**PROMPT**
Which lines below hold the word "this"? Copy all of them.

**DATA PROVIDED**
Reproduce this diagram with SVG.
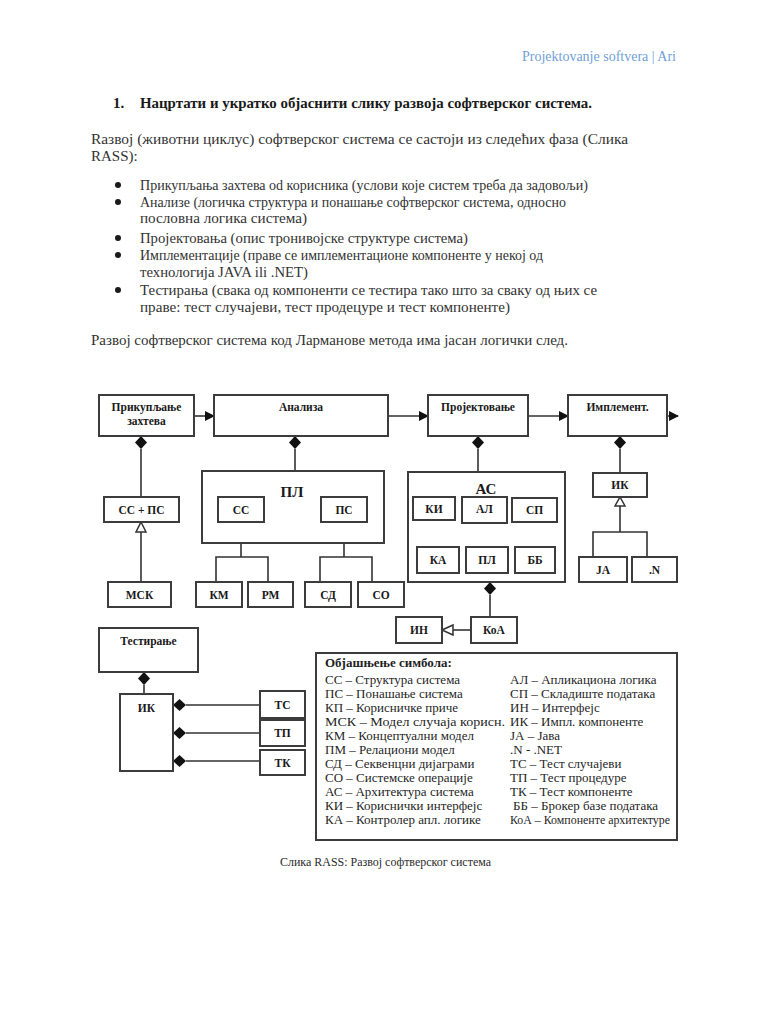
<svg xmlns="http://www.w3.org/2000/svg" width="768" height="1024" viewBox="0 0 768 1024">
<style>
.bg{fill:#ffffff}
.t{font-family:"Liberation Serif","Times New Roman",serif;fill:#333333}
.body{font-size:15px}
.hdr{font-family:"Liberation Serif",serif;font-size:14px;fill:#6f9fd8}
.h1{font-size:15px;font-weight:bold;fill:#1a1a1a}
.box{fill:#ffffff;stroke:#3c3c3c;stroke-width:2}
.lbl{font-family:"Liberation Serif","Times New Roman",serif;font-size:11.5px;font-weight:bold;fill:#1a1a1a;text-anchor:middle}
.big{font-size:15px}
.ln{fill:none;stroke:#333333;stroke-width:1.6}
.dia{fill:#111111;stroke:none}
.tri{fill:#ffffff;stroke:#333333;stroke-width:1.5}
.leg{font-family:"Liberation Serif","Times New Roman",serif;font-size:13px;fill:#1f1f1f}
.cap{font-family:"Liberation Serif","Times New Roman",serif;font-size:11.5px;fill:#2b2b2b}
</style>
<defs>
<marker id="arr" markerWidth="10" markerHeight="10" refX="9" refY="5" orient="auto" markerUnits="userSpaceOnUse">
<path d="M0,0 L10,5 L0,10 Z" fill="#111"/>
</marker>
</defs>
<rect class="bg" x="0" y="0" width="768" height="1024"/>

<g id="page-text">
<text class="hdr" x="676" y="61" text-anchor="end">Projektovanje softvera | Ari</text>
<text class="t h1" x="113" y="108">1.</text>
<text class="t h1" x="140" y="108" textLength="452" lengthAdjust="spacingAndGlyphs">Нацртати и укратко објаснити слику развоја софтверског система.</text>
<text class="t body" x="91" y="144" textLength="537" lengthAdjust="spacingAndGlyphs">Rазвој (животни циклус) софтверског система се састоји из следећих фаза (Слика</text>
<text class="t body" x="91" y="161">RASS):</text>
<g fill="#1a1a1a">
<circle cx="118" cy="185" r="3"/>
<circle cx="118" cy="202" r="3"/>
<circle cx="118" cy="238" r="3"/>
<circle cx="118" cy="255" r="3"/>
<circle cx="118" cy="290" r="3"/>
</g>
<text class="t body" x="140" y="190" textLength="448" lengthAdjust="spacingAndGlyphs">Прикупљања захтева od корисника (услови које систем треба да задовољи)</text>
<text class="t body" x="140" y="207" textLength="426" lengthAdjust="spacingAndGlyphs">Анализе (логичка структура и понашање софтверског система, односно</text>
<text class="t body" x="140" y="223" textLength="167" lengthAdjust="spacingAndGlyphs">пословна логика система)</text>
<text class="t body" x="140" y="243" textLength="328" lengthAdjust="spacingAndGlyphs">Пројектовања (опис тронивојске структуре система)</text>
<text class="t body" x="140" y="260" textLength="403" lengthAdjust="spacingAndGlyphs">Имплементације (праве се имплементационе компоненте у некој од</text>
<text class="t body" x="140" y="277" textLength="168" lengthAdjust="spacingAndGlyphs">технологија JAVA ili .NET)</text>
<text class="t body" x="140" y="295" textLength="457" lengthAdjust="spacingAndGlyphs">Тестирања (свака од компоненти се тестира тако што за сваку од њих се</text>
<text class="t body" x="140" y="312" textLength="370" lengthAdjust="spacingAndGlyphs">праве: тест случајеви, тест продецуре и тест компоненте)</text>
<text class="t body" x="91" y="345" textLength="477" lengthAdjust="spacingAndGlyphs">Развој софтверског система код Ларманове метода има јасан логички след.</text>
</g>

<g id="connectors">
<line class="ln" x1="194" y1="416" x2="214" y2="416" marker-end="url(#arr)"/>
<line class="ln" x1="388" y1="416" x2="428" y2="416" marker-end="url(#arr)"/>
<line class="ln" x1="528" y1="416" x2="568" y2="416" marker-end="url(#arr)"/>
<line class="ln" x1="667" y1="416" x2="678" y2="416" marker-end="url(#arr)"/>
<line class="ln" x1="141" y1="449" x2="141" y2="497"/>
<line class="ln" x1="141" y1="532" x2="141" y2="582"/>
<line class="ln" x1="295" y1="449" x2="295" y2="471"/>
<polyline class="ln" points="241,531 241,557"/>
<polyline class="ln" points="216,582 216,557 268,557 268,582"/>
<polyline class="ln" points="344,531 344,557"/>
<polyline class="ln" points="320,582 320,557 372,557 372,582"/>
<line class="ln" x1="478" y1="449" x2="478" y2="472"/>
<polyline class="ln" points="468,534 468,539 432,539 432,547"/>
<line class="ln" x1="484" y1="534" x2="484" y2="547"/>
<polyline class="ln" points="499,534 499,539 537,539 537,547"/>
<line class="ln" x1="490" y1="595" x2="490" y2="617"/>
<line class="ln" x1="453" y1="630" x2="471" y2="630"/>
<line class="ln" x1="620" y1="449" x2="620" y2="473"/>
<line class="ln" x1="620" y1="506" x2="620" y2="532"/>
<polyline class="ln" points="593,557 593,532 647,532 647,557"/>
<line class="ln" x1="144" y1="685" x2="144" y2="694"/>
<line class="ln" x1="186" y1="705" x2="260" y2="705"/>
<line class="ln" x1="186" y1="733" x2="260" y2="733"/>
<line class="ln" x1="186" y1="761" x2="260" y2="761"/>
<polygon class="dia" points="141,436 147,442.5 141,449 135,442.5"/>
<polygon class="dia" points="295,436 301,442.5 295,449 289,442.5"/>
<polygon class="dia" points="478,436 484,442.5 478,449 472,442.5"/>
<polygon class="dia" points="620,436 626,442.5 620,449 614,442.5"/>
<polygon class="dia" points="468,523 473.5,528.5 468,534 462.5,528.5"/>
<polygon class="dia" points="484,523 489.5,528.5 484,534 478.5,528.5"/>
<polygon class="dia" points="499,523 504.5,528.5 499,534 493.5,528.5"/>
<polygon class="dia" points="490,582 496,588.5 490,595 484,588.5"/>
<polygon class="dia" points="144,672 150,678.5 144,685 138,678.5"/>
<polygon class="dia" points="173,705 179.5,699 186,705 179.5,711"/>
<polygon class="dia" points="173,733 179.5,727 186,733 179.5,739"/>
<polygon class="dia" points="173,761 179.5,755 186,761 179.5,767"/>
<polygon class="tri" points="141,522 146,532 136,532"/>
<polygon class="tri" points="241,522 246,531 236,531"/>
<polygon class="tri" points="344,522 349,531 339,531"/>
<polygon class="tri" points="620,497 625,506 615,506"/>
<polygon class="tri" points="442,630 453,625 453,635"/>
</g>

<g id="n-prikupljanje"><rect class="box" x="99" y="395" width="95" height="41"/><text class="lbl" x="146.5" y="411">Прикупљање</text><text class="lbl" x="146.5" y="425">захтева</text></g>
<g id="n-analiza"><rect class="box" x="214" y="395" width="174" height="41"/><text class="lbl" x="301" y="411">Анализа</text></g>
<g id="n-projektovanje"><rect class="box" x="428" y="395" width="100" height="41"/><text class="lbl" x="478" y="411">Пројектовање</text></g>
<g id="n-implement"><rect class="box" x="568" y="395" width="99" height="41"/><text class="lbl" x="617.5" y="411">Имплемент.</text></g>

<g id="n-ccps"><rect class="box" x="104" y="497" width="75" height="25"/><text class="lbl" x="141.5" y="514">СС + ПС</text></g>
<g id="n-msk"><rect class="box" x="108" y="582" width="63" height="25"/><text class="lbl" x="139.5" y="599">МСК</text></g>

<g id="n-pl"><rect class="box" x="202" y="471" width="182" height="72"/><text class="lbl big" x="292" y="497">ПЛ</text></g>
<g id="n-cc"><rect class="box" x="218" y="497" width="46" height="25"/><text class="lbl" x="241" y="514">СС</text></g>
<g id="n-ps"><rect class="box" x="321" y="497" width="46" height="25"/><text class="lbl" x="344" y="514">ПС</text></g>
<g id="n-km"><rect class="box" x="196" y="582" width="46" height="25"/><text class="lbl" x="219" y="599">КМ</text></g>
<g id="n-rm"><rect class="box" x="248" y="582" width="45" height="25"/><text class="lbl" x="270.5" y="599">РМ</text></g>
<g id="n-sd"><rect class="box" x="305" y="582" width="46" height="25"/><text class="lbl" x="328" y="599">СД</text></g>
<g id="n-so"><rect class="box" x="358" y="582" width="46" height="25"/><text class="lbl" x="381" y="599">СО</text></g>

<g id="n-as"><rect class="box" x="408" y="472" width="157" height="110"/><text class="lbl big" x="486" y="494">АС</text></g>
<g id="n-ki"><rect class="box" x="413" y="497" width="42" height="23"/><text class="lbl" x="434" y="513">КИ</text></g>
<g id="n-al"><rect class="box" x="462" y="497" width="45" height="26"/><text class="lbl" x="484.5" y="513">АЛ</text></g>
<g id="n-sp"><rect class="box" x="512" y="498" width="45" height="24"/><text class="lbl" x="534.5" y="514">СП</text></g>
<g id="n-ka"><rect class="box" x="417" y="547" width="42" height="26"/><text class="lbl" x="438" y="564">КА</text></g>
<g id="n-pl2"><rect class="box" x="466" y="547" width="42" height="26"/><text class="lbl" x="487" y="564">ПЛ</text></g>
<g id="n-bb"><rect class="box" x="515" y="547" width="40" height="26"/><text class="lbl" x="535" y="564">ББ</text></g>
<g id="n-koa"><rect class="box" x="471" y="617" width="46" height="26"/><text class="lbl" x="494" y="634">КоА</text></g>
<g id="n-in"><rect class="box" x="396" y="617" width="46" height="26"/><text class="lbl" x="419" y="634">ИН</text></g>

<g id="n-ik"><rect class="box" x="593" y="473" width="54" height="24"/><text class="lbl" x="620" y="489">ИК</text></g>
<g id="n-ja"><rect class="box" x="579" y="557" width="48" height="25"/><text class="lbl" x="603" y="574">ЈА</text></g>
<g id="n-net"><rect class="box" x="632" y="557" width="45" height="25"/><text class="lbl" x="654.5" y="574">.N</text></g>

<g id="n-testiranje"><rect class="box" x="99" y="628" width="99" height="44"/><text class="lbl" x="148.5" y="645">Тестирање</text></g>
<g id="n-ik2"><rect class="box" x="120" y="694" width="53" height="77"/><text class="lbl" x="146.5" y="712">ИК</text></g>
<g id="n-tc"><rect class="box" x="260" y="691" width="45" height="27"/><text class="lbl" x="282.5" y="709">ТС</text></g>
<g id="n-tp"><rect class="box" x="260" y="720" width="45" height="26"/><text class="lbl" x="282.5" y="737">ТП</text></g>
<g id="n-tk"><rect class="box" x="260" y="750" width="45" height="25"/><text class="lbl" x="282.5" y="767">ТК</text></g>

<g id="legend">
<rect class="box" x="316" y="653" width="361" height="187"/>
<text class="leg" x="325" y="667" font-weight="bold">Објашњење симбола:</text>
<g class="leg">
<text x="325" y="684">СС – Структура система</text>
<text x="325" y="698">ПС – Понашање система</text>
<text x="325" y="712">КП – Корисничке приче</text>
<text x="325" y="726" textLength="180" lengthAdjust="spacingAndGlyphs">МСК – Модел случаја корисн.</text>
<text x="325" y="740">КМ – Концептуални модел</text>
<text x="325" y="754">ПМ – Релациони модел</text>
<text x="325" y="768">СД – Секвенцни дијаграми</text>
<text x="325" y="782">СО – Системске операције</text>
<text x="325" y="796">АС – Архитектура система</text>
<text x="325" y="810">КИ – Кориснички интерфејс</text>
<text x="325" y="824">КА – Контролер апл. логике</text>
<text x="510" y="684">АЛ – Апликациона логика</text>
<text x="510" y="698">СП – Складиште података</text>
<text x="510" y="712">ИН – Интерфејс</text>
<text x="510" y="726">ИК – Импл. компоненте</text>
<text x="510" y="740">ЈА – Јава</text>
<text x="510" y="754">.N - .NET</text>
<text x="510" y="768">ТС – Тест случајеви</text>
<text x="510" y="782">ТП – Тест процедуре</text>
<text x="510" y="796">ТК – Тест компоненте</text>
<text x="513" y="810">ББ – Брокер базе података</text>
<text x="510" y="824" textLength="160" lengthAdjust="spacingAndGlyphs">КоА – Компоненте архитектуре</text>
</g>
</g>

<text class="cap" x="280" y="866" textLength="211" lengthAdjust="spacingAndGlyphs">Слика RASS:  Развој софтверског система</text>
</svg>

* * *

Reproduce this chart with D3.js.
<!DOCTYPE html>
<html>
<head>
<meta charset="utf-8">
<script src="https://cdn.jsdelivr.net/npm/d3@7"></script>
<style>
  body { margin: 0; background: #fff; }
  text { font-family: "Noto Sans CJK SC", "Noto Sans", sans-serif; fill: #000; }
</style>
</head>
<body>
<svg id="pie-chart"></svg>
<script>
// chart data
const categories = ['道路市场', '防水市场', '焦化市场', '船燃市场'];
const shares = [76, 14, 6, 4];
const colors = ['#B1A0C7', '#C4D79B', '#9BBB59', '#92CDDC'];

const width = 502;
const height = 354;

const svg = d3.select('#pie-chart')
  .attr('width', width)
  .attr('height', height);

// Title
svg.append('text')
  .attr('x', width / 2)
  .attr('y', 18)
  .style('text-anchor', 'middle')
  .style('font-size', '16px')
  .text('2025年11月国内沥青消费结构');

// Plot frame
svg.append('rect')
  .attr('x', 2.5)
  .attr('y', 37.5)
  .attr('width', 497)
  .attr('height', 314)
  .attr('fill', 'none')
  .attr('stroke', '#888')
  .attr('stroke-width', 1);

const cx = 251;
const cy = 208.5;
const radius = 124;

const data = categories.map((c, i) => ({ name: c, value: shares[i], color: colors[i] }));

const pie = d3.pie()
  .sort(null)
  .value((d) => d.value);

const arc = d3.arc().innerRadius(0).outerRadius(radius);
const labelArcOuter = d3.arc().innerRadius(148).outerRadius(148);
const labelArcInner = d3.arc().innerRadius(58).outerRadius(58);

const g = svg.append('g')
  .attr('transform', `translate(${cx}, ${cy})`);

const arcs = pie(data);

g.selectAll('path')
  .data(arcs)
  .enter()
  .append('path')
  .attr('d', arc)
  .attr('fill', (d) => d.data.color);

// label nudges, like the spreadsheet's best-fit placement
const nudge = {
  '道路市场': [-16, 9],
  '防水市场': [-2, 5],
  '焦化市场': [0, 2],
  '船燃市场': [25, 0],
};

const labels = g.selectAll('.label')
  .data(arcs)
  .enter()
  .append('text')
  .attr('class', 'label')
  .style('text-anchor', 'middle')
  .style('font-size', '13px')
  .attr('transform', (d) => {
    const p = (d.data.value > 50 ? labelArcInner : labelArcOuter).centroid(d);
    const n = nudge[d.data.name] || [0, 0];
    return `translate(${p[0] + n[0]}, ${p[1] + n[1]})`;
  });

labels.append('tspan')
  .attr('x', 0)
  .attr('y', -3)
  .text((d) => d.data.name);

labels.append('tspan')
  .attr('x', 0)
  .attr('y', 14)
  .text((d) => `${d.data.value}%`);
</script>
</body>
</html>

**THE REPLY**
Reproduce this diagram with SVG.
Reproduce this chart with D3.js.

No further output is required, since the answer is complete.